Description of the task:
Exactly the lines from the start of the data below through the line that contains "students = [372, 490, 610, 966, 1251]" are to be copied, with pictures left out.

>> start

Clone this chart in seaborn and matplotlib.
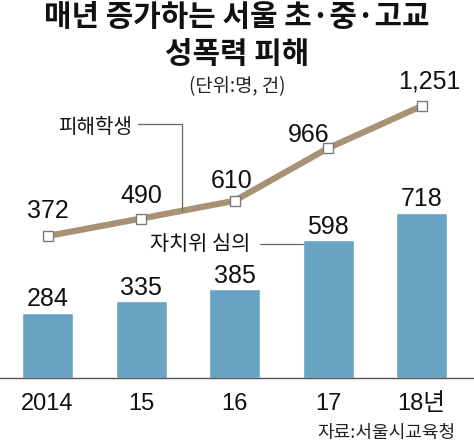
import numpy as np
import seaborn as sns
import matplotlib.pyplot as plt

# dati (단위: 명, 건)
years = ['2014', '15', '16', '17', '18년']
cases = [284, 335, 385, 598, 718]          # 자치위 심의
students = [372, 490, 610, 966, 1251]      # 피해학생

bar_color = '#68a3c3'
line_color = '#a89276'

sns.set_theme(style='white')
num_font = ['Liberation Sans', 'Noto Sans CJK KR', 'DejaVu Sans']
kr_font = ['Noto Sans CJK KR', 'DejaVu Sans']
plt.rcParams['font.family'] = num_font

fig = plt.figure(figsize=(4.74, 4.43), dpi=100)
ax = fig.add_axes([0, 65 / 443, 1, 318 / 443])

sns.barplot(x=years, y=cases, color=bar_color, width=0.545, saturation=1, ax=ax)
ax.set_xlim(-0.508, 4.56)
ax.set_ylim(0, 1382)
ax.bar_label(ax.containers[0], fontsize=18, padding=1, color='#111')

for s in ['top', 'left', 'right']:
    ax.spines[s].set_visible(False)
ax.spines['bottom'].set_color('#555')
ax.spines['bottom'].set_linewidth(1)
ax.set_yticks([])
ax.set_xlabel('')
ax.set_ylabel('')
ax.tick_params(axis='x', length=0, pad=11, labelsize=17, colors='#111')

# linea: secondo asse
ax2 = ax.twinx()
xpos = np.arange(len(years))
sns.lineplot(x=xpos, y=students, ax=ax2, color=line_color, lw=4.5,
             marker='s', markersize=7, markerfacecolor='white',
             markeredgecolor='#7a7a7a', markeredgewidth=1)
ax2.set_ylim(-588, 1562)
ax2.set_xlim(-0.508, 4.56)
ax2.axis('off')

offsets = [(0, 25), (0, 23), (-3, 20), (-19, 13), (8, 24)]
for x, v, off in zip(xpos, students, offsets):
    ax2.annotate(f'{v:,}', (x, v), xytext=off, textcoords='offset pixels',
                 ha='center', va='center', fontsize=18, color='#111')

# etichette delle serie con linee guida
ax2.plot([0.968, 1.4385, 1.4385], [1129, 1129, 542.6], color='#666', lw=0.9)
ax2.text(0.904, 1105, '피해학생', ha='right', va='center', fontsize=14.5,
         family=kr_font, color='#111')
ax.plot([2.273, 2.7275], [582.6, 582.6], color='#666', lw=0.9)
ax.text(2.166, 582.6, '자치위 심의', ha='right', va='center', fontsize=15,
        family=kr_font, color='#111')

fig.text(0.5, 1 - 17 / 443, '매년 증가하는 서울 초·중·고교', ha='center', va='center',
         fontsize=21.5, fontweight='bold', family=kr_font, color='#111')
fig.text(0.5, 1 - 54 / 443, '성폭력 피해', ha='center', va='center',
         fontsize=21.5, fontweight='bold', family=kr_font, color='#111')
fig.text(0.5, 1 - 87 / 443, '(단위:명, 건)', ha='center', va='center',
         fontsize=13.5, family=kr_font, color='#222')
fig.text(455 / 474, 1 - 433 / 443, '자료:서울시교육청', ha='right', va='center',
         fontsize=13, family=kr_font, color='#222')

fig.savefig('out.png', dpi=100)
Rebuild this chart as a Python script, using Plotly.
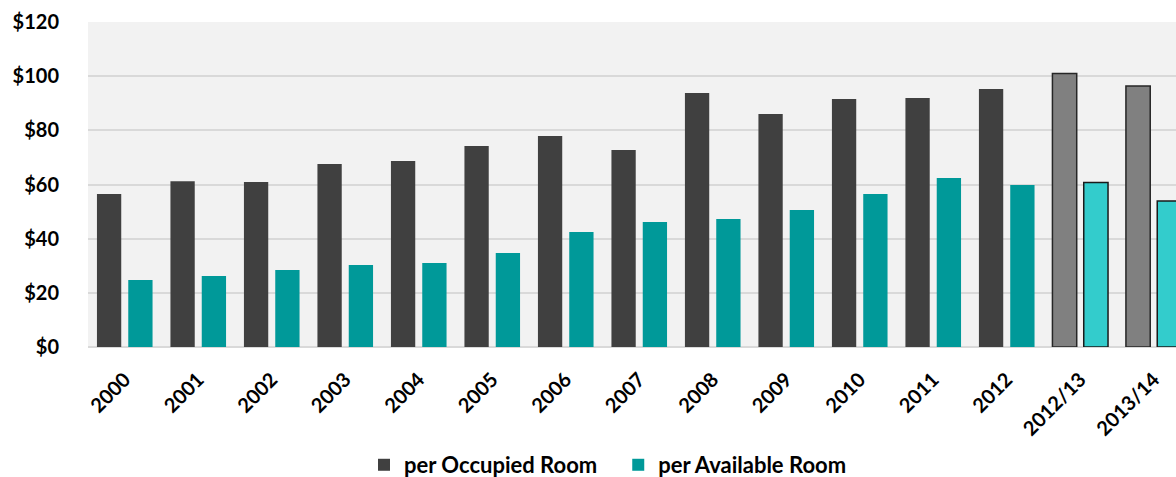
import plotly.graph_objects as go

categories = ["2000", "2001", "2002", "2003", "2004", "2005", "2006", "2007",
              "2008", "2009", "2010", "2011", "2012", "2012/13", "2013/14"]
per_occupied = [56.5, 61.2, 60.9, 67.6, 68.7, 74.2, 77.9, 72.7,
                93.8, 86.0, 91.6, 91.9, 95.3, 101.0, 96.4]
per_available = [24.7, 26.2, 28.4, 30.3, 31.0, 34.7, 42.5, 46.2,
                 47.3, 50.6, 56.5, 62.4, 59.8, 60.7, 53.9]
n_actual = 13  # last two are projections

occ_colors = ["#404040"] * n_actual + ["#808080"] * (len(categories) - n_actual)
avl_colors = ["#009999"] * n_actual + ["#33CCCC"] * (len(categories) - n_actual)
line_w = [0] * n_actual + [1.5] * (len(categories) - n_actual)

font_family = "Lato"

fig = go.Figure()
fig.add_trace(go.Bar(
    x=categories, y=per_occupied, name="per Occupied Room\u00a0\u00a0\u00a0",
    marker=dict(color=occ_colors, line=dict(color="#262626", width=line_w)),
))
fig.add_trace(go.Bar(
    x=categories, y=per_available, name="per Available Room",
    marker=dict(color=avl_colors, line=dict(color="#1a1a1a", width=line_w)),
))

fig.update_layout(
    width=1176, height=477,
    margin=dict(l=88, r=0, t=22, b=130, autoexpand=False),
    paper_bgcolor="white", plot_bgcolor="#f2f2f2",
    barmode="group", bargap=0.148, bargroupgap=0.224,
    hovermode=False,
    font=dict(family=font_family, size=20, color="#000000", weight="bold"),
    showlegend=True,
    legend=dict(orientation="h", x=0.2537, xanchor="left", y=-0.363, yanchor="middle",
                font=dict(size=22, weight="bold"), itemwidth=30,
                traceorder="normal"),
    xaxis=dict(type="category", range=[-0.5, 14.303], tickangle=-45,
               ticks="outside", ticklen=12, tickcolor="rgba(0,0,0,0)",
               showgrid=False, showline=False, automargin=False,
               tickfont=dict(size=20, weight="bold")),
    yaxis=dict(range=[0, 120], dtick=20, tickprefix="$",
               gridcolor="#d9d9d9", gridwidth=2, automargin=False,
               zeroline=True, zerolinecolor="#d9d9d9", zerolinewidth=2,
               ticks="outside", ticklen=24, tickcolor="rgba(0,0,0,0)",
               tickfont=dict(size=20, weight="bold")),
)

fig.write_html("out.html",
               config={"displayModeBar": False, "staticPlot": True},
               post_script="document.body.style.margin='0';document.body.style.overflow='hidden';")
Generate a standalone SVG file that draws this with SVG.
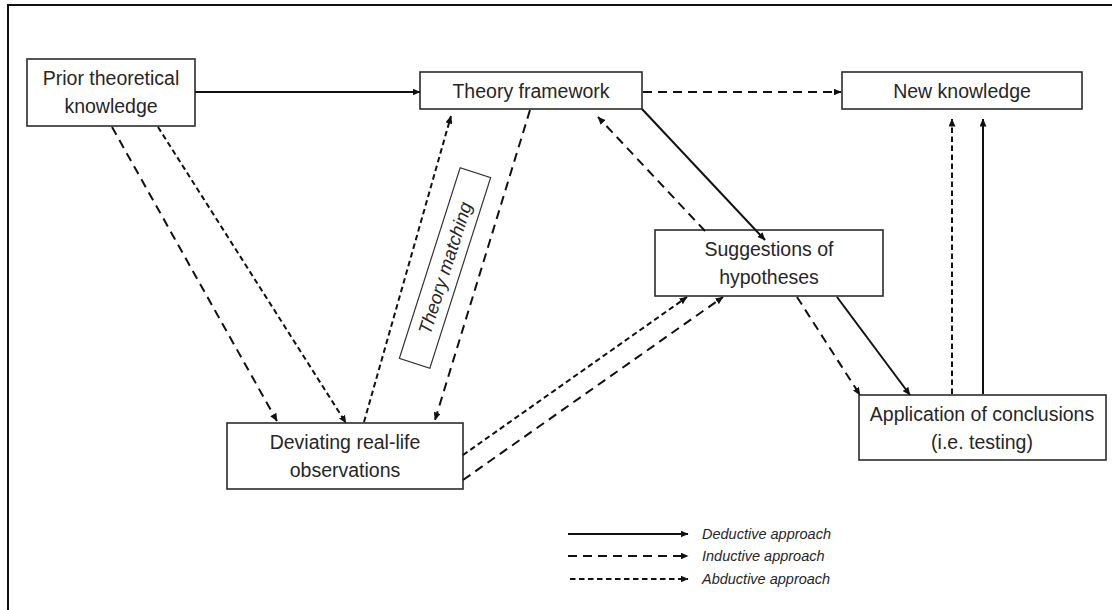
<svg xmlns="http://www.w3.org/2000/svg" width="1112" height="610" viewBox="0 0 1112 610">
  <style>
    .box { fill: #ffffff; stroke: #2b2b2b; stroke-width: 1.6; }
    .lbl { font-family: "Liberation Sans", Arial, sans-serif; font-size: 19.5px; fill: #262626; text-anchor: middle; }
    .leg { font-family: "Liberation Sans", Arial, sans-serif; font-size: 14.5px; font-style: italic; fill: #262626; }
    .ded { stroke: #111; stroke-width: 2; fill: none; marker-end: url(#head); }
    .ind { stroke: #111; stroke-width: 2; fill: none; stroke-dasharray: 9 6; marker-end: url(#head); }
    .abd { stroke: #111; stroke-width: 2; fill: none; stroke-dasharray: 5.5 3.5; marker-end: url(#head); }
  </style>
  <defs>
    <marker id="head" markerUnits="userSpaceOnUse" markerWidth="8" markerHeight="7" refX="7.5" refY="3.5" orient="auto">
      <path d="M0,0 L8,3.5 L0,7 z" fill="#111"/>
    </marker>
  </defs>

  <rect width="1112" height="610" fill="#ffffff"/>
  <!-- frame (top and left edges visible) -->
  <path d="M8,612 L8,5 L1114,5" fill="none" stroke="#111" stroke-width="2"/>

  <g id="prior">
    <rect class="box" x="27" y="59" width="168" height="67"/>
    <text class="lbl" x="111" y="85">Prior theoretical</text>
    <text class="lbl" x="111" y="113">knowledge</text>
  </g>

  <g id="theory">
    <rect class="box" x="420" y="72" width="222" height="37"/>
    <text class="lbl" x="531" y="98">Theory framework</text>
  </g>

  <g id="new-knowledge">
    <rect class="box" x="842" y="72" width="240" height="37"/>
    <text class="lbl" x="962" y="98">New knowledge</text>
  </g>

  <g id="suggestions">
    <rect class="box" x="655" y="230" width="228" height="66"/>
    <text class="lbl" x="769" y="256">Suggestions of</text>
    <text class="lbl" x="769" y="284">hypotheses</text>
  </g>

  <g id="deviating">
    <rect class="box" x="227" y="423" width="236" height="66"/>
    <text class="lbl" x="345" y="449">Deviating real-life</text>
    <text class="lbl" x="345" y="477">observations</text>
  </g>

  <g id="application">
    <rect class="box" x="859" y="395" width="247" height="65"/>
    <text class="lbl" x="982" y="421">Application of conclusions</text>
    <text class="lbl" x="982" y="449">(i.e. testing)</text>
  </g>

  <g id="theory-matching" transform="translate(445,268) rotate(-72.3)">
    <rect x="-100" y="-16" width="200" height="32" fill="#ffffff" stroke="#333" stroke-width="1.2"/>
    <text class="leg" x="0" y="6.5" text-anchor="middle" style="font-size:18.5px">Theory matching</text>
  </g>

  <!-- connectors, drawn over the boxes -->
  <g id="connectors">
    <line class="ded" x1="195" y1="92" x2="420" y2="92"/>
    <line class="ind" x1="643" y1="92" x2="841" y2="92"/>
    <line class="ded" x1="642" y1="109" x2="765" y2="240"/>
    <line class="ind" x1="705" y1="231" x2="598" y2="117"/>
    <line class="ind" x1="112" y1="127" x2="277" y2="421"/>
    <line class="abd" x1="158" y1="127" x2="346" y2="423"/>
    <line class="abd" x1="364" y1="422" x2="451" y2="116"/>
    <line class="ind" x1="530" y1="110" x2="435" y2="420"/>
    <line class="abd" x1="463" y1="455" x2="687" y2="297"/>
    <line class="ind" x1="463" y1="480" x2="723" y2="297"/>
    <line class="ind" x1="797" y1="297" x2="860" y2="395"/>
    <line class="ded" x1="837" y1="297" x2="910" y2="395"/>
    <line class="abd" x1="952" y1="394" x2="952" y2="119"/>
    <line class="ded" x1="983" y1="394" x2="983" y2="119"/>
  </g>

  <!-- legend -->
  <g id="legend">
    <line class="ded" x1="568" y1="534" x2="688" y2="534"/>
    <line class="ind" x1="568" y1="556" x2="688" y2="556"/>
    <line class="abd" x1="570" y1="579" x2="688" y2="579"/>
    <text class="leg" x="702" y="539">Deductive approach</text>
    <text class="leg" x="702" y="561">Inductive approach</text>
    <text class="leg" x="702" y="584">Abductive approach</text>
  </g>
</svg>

>> end

Right answer:
Clone this chart in seaborn and matplotlib.
import numpy as np
import seaborn as sns
import matplotlib.pyplot as plt

# dati (단위: 명, 건)
years = ['2014', '15', '16', '17', '18년']
cases = [284, 335, 385, 598, 718]          # 자치위 심의
students = [372, 490, 610, 966, 1251]      # 피해학생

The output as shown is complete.